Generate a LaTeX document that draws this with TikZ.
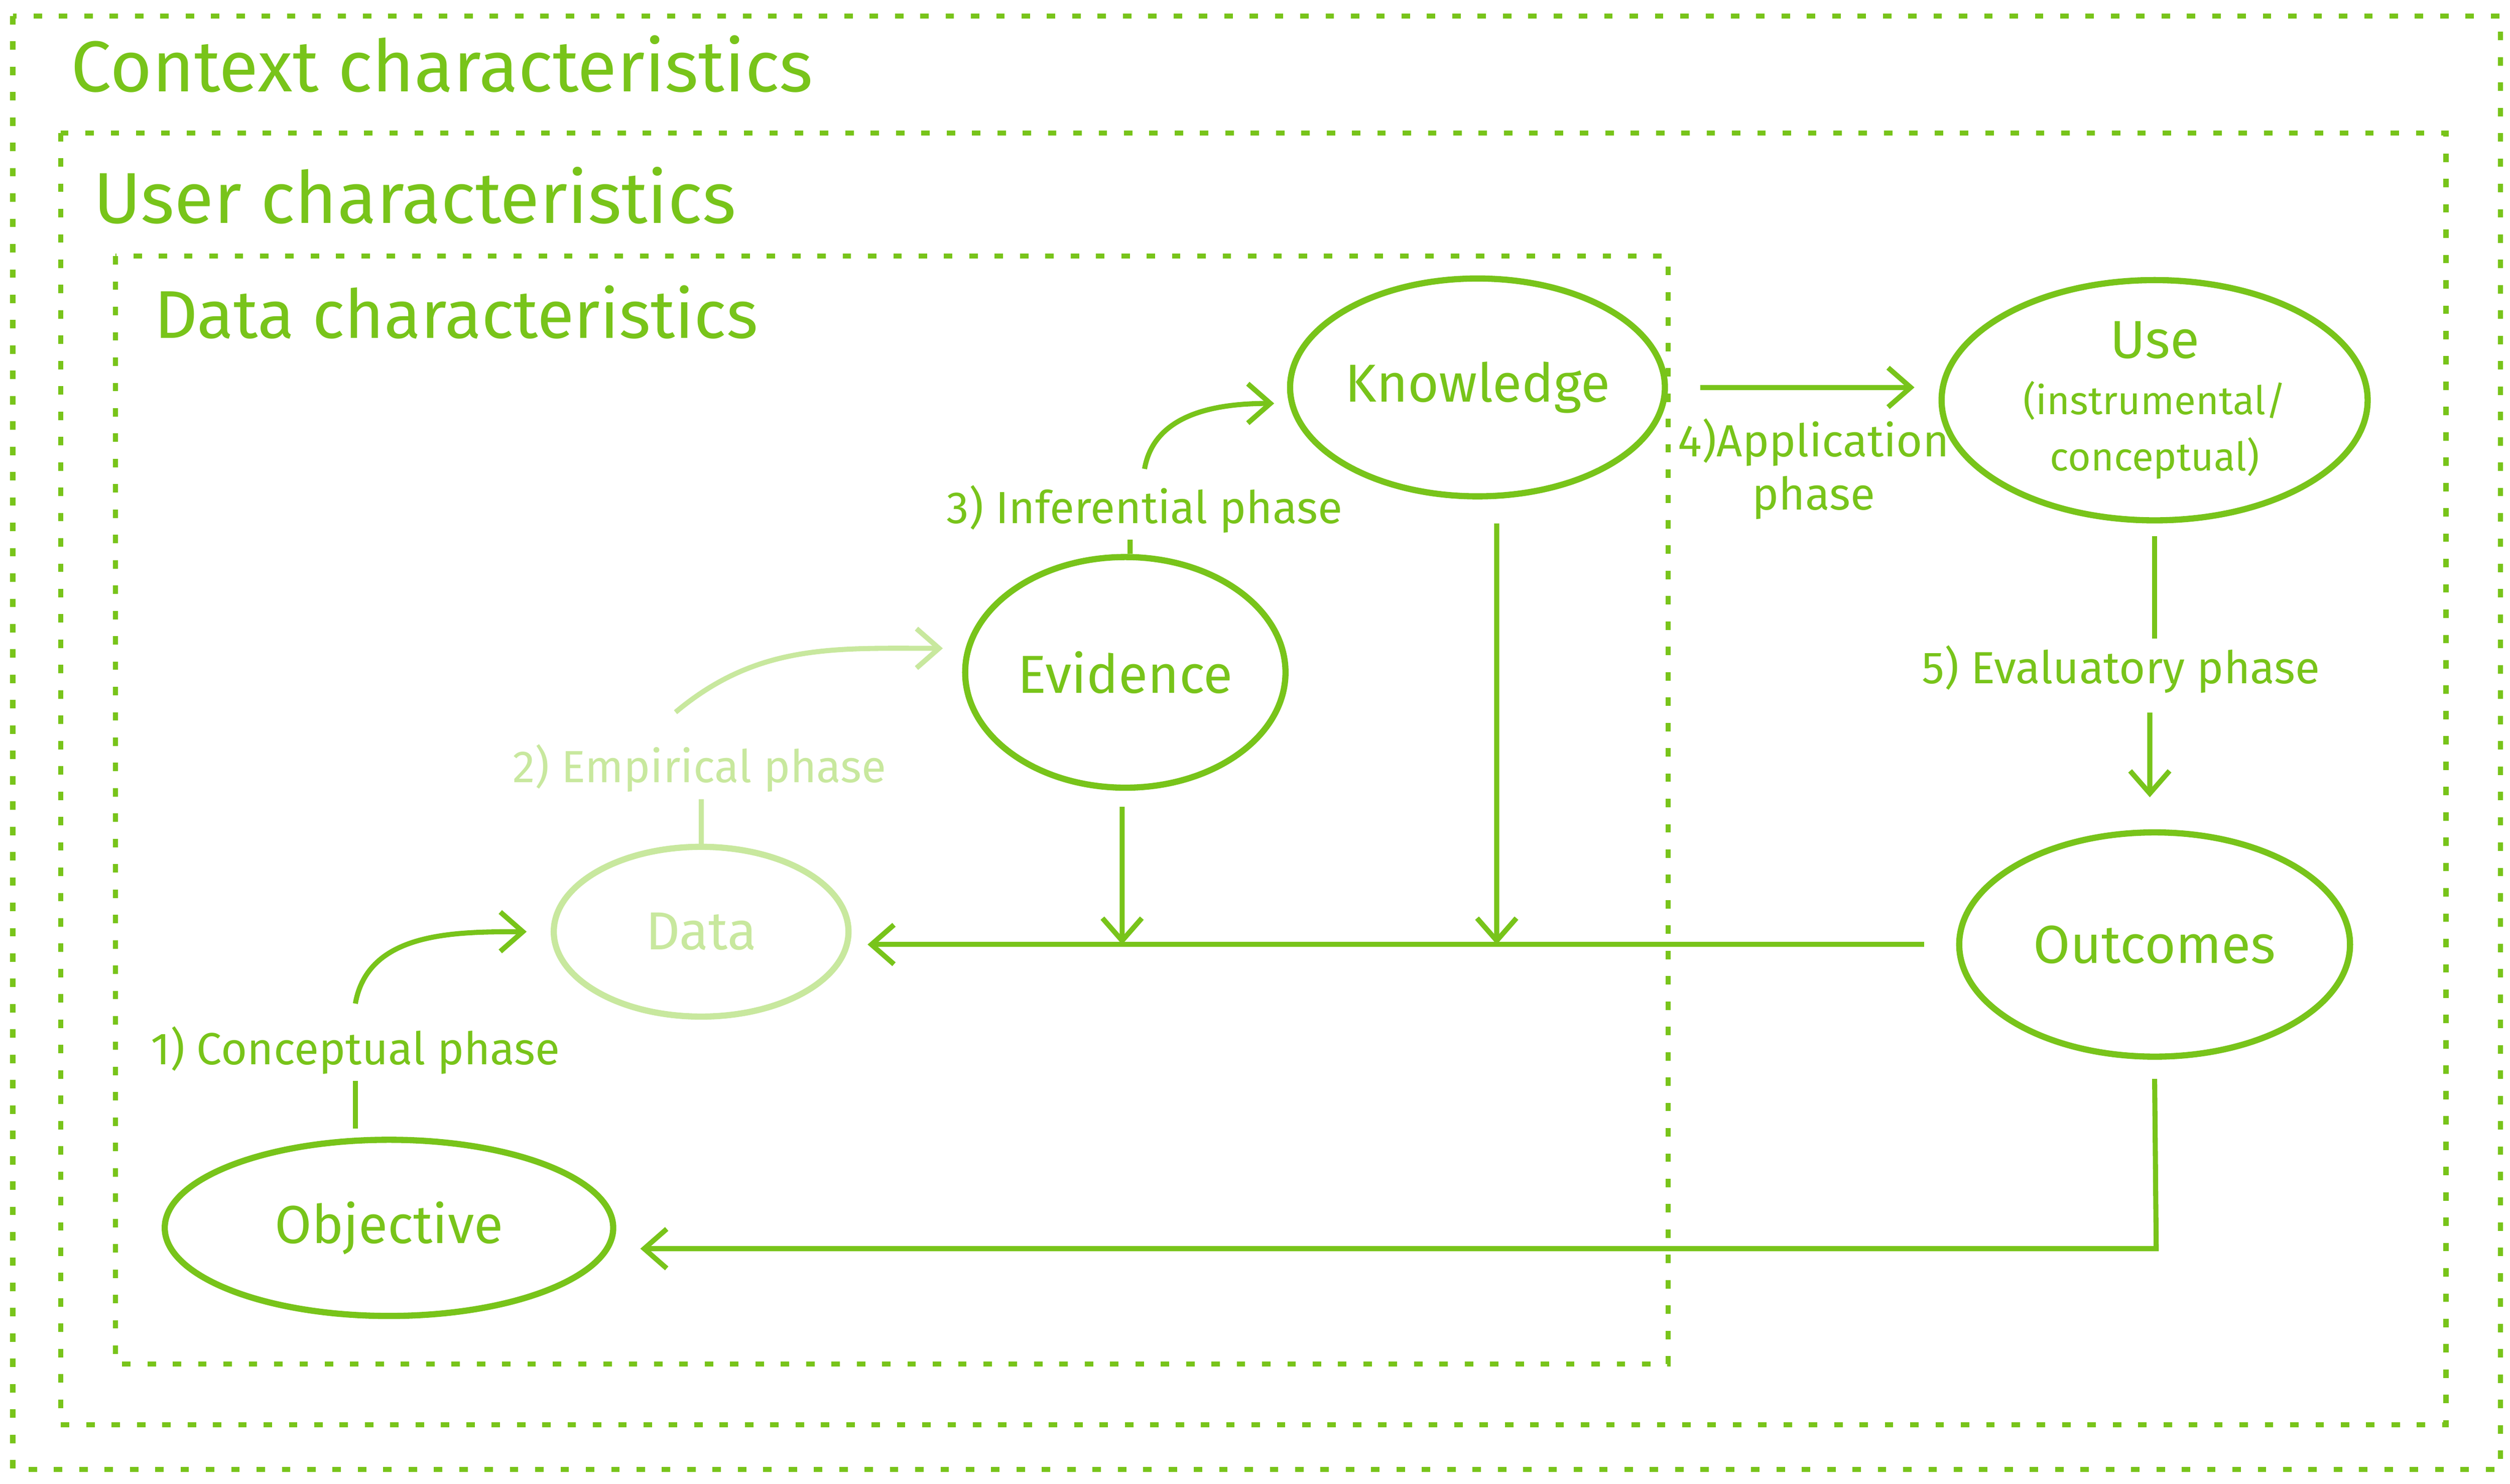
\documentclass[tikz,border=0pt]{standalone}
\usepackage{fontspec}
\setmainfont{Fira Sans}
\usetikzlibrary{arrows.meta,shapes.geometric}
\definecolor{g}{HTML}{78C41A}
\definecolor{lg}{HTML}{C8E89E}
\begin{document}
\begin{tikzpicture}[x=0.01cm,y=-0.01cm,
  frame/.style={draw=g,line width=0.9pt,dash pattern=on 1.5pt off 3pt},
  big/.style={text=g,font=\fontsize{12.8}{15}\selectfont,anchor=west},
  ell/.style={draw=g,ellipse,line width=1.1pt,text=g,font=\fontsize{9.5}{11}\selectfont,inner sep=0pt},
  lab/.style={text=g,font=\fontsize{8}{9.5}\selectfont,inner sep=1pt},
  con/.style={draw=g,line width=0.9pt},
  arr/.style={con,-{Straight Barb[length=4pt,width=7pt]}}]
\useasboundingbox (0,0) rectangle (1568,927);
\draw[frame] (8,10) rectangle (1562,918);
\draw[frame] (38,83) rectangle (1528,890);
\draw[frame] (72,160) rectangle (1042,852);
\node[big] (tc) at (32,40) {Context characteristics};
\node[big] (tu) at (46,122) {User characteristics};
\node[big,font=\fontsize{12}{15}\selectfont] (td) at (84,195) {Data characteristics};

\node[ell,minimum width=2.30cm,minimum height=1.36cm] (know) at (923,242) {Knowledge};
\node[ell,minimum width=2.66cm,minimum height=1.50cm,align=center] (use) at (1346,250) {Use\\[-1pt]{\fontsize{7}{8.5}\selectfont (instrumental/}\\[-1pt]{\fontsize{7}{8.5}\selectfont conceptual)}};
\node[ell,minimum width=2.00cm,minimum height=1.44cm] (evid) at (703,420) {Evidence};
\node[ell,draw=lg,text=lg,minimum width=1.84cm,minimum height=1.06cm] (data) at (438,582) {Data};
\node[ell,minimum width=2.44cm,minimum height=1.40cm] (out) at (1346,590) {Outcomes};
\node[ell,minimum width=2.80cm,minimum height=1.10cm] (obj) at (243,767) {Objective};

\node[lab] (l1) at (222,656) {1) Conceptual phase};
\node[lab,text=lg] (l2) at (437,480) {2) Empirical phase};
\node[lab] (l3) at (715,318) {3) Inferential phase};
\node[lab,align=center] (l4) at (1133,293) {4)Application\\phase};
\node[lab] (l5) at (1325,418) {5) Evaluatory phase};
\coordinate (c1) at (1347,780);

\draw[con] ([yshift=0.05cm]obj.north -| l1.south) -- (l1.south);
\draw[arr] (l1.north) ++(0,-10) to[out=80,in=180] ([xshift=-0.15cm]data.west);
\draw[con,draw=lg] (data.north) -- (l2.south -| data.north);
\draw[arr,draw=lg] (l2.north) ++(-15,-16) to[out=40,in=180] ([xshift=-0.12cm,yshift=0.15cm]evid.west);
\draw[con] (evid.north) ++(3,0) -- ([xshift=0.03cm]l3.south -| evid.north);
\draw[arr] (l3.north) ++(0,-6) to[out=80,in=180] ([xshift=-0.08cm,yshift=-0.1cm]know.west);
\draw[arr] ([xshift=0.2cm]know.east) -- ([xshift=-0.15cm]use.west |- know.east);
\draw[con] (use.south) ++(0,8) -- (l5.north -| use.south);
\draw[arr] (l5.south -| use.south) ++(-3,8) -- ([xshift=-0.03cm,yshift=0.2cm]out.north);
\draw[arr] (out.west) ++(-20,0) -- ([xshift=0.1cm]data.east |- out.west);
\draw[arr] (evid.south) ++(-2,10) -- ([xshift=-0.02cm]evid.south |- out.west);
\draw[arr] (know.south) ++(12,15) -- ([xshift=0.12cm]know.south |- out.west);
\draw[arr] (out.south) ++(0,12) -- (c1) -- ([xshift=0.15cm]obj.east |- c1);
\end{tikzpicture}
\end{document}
---
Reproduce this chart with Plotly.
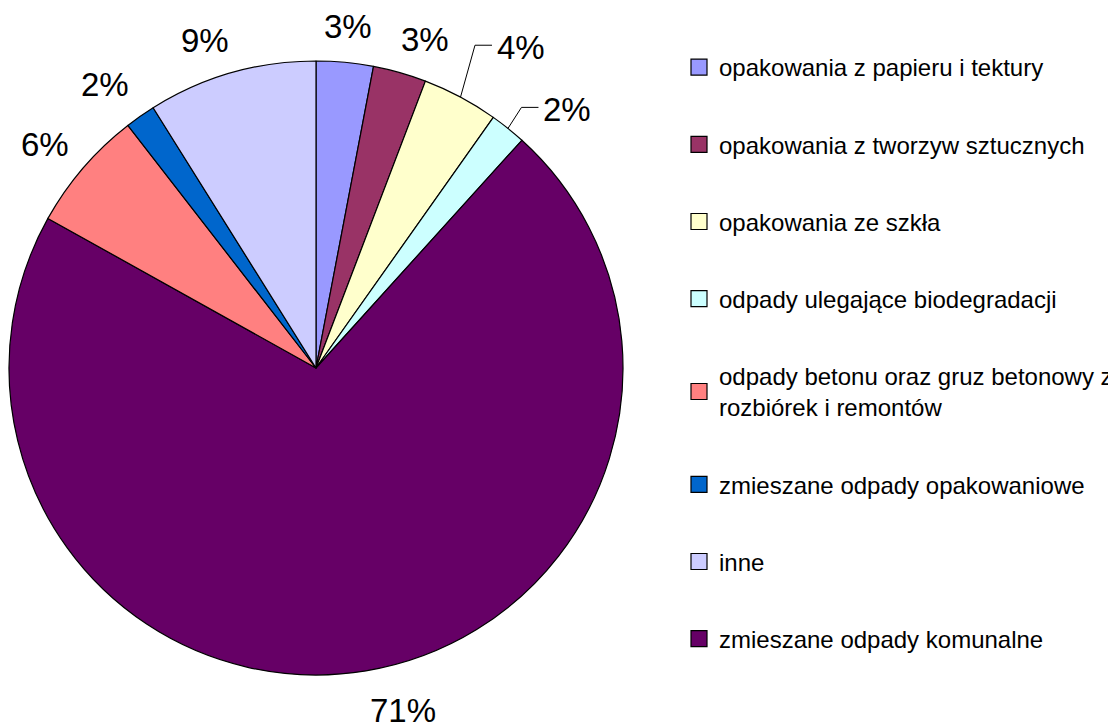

* **Short exercise**
Copy each line that holds the word "with".

* **In response**
Generate a LaTeX document that draws this with TikZ.
Reproduce this chart with Plotly.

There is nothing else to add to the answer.